The Murakami quote referencing his insertion of Japanese tradition into a western literary frames continues to come up in our class discussions. I can not help but consider what other western writers have influenced A Wild Sheep Chase, other than Raymond Chandler’s The Long Goodbye. When Boku stated, “whether you take the doughnut hole as a blank space or as an entity unto itself is a purely metaphysical question” to his girlfriend, I realized that, though it is a detective narrative, the detective components are metaphysical. He is not in search of the sheep, but of a meaning to life. I found that this structure resembled that of a “pilgrimage” that is often written about in classic British literature.
John Bunyan’s The Pilgrim’s Progress or Jeffrey Chaucer’s The Canterbury Tales remind me of Murakami’s method. The main figure of the story takes a journey in search of some form of religious end, guided by God. Murakami is not on a religious journey, but is on a spiritual one, and uses the religious traditions to imply this.

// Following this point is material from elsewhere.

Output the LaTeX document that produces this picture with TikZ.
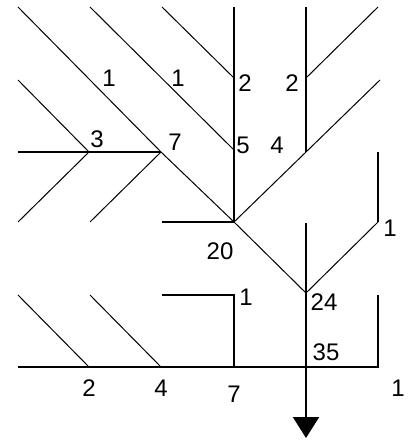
\documentclass[tikz,border=0pt]{standalone}
\usepackage{fontspec}
\setmainfont{Liberation Sans}
\usetikzlibrary{arrows.meta}
\begin{document}
\begin{tikzpicture}[x=1pt,y=-1pt,
  thin line/.style={line width=1pt},
  thick line/.style={line width=2pt},
  lbl/.style={inner sep=0pt,font=\fontsize{24}{24}\selectfont}]
\useasboundingbox (0,0) rectangle (409,443);
% junctions
\coordinate (A) at (89,152);
\coordinate (B) at (161,152);
\coordinate (C) at (234,222);
\coordinate (D) at (306,293);
\coordinate (O) at (306,367);
\coordinate (P2) at (234,78);
\coordinate (P5) at (234,150);
\coordinate (Q2) at (306,78);
\coordinate (Q4) at (306,152);
% free ends
\coordinate (t1) at (18,7);
\coordinate (t2) at (90,7);
\coordinate (t3) at (162,7);
\coordinate (t4) at (234,7);
\coordinate (t5) at (306,7);
\coordinate (t6) at (378,7);
\coordinate (l1) at (18,80);
\coordinate (l2) at (18,152);
\coordinate (l3) at (18,222);
\coordinate (l4) at (90,222);
\coordinate (r1) at (380,80);
\coordinate (h20) at (162,222);
\coordinate (rt1) at (378,152);
\coordinate (rb1) at (378,222);
\coordinate (Dtop) at (306,223);
\coordinate (tip) at (306,438);
% bottom
\coordinate (b0) at (18,367);
\coordinate (b2) at (89,367);
\coordinate (b4) at (161,367);
\coordinate (b7) at (234,367);
\coordinate (bR) at (378,367);
\coordinate (s2) at (18,295);
\coordinate (s4) at (90,295);
\coordinate (k1) at (162,295);
\coordinate (k2) at (234,295);
\coordinate (rt2) at (378,295);
% thin diagonals
\draw[thin line] (t1) -- (B) -- (C) -- (D);
\draw[thin line] (t2) -- (P5);
\draw[thin line] (t3) -- (P2);
\draw[thin line] (t6) -- (Q2);
\draw[thin line] (r1) -- (Q4) -- (C);
\draw[thin line] (l1) -- (A);
\draw[thin line] (l3) -- (A);
\draw[thin line] (l4) -- (B);
\draw[thin line] (rb1) -- (D);
\draw[thin line] (s2) -- (b2);
\draw[thin line] (s4) -- (b4);
% thick straight lines
\draw[thick line] (l2) -- (A) -- (B);
\draw[thick line] (t4) -- (C);
\draw[thick line] (t5) -- (Q4);
\draw[thick line] (h20) -- (C);
\draw[thick line] (rt1) -- (rb1);
\draw[thick line] (b0) -- (bR) -- (rt2);
\draw[thick line] (k1) -- (k2) -- (b7);
\draw[thick line,-{Triangle[width=26pt,length=21pt]}] (Dtop) -- (tip);
% labels
\node[lbl] (n1a) at (109,78) {1};
\node[lbl] (n1b) at (178,78) {1};
\node[lbl] (n2a) at (245,83) {2};
\node[lbl] (n2b) at (292,83) {2};
\node[lbl] (n3) at (97,139) {3};
\node[lbl] (n7) at (175,142) {7};
\node[lbl] (n5) at (243,145) {5};
\node[lbl] (n4) at (277,145) {4};
\node[lbl] (n1c) at (390,228) {1};
\node[lbl] (n20) at (220,251) {20};
\node[lbl] (n1d) at (246,297) {1};
\node[lbl] (n24) at (324,302) {24};
\node[lbl] (n35) at (326,352) {35};
\node[lbl] (nb2) at (89,388) {2};
\node[lbl] (nb4) at (161,388) {4};
\node[lbl] (nb7) at (234,394) {7};
\node[lbl] (nb1) at (398,388) {1};
\end{tikzpicture}
\end{document}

The detective elements are postmodern in the sense that there are not actual clues (as in The Long Goodbye), but more allegorical and magical, guiding Boku to his end. As how in traditional pilgrimage narratives the figure is guided by a celestial being, Boku is guided by magic-like, metaphysical elements like his girlfriend’s ears, and the Rat. He also has an epiphany of sorts by the end of the narrative. Though not a religious epiphany, I feel that Murakami uses the pilgrimage structure to conclude with the binary realization of which those classic narratives usually end. The “epiphany” that Boku makes at the end of his “pilgrimage” is much more sad, absurdist, and maybe nihilist. Rather than a religious finding, he comes to a much more lonely and mundane image of society. He notes toward the end that “loneliness wasn’t such a bad feeling. It was like the stillness of a pin oak after the little birds had flown off.” The pilgrimage that Boku goes on ultimately seems to lead him to cynical realization.